Crowdsourcing 101 part 2 by Monica Hamburg outlines many of the potential drawbacks with crowdsourcing but doesn't take the time to outline the power and benefits that can be generated by the power of the crowd, but take heed it really isn’t that bad.
In a basic sense crowdsourcing is the concept of drawing ideas from a crowd. This can be as advanced as solving complex scientific problems and predictive markets to as simple as creating a collection of stock photos. (As an aside Getty paid $50 million for iStockPhoto)
Crowdsourcing can be a great way to access new ideas, find solutions to problems or quickly build out that impossible task. Of interest to note is that a grey area is beginning to form with respect to community interactions – comments, posts etc. which are really more social media and consumer generated content than crowdsourcing but as Monica lumped it in I will as well. A case can be made that many of these forms of social media are in fact variations of crowdsourcing around the conversation of brands and brand perceptions online.

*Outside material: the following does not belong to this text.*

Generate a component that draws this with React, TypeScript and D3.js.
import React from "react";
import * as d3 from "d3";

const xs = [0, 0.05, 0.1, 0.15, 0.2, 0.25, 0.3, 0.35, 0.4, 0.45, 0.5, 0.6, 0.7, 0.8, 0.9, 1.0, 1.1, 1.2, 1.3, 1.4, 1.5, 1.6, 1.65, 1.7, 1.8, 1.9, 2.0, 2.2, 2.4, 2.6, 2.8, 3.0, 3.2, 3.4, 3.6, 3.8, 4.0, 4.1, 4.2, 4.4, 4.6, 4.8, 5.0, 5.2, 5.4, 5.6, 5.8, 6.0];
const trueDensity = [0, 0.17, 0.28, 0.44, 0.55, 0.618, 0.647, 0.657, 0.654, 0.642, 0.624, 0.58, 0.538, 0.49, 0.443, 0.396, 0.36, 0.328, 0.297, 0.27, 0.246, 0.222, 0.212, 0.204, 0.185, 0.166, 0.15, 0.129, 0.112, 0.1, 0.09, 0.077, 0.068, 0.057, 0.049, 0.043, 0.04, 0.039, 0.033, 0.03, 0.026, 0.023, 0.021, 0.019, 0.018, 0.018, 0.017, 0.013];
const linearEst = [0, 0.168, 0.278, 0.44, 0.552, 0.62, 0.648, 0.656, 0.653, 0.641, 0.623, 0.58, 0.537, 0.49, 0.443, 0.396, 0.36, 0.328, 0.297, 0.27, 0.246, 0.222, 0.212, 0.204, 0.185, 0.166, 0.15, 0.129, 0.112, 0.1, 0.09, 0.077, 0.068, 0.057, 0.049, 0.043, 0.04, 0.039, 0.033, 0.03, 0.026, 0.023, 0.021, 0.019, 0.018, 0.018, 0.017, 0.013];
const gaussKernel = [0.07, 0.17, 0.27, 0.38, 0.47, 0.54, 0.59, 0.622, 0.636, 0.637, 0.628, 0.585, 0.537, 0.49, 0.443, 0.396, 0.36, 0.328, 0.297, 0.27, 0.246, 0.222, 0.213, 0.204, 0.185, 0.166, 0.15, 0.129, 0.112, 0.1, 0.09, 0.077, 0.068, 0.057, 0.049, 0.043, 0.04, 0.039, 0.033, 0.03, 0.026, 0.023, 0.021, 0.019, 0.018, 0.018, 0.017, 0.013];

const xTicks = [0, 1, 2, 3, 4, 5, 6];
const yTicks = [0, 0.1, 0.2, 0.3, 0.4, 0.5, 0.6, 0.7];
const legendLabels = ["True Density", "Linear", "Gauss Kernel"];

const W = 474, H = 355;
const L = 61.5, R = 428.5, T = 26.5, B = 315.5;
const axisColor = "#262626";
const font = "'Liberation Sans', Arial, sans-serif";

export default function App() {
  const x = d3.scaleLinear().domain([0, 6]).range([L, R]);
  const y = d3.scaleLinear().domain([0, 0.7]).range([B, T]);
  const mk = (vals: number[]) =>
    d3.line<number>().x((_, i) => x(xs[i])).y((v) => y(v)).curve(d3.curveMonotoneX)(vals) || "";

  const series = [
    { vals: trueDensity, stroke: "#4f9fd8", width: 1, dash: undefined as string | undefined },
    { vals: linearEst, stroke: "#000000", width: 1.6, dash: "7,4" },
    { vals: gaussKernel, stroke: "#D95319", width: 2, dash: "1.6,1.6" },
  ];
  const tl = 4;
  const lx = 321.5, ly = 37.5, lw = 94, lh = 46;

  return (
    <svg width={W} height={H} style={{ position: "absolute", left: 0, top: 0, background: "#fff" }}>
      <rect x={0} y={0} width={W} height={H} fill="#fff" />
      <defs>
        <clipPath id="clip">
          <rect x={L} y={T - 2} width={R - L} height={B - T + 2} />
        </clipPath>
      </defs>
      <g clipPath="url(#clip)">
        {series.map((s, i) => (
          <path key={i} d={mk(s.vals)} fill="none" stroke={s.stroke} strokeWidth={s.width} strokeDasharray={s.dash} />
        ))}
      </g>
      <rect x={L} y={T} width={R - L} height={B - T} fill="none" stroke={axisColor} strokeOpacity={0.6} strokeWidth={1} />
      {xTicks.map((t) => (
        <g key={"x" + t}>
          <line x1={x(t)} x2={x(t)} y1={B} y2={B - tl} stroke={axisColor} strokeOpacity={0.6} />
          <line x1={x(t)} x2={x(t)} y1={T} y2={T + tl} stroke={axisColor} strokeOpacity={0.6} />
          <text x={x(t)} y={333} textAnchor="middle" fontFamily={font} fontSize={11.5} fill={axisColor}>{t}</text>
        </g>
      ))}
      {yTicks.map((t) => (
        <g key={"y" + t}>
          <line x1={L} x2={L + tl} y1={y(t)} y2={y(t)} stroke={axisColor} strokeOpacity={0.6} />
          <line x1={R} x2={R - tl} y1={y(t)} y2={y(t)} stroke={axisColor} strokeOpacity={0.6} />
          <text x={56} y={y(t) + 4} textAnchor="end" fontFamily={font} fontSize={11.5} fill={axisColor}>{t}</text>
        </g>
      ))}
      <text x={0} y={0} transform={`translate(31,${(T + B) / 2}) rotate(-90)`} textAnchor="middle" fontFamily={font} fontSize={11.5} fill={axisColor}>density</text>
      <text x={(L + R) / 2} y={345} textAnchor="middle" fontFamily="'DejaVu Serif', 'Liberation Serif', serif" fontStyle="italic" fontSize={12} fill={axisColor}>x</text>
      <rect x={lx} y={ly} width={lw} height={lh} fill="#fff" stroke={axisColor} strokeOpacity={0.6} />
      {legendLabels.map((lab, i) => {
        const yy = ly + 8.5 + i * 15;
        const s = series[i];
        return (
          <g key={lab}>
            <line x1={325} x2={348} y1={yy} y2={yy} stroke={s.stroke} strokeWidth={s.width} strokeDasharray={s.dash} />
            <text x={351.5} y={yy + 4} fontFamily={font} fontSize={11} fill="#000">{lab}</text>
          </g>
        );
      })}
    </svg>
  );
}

First things first, we new never really controlled our brands, we influenced the discussion by spending millions of dollars to out shout what people were saying about us so our message would always be the one that was heard. This has all changed with the Internet, blogging and social communities. Consumers and communities openly discus and contribute to your brand’s image at a level that cannot be matched through traditional marketing methods. We can now guide and participate in the discussion but controlling it is no longer possible. What we all need to learn as marketers is that the discussion is going to happen, and we need to embrace it. Yes people make stupid comments on Youtube and others enjoy adding their comedic flair to Yahoo Answers but you have to understand the culture of the community and, as they did with the dog question, the community will often police itself.
Secondly, you need to understand how you can leverage the concept of crowdsourcing as it can be a source of incredible innovation, insight and knowledge. Wikipedia is probably one of the greatest collections of knowledge of our time, is much more accurate and up to date than professional encyclopedias and is 100% crowdsourced. A great way to see the power of Wikipedia is to wait for the next big newsworthy event to take place and watch how the story evolves in the pages of Wikipedia. It will be faster to update, provide more information, and often give a more even perspective that anything we see in the news.

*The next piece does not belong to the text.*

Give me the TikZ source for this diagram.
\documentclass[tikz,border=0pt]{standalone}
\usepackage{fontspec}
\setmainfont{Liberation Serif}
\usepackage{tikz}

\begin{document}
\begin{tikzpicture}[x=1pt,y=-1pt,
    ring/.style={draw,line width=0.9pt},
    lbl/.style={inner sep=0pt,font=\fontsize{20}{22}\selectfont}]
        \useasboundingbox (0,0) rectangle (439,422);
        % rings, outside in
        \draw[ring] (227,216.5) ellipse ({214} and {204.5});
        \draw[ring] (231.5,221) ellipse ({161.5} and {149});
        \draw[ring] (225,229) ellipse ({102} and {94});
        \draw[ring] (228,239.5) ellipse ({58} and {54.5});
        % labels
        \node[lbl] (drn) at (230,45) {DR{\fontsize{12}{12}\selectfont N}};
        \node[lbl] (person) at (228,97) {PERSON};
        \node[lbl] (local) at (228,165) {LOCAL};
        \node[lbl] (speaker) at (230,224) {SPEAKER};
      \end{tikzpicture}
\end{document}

Next, to strengthen the idea of the knowledge of crowds, think of the last time you purchased a product online. I am willing to bet that the comments and reviews from the greater online community helped you define what the product was you were going to purchase and probably had more of an impact on the purchase decision than anything else did. Again, in a true sense, this isn’t crowdsourcing but it does point to the wisdom and power of crowds to get it right.

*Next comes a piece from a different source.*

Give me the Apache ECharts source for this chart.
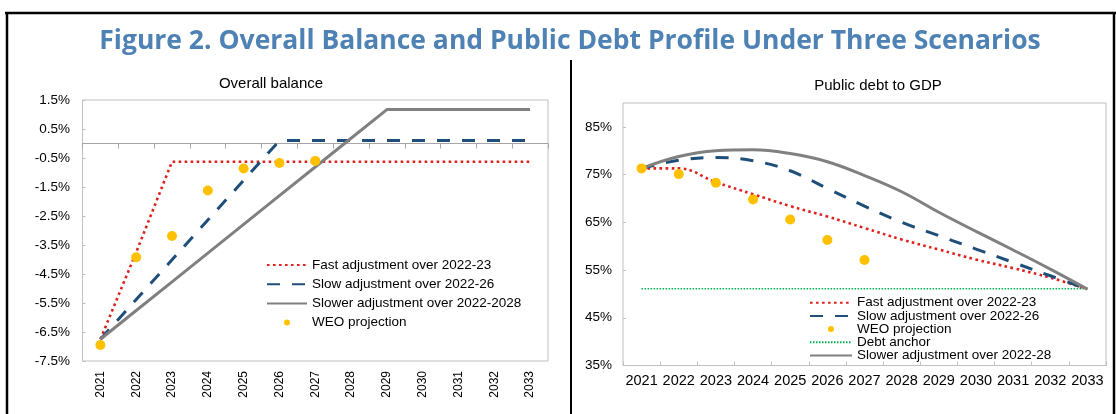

Crowdsourcing is new, like many of the medias we deal with on a regular basis, it can be dangerous but it can show incredible returns. It is also not very well understood which can lead to the perception of it being ineffective and nonproductive. Again, do not think this is the answer to your problems, a free resource or a quick way to play with new media. It should be a tool that is used in the correct situation for your business by leveraging the power of the crowd or your community. If you understand the risks you will be much better prepared for success, don’t be afraid and try to understand how it can be used.
Trust me – the crowd is much smarter than us.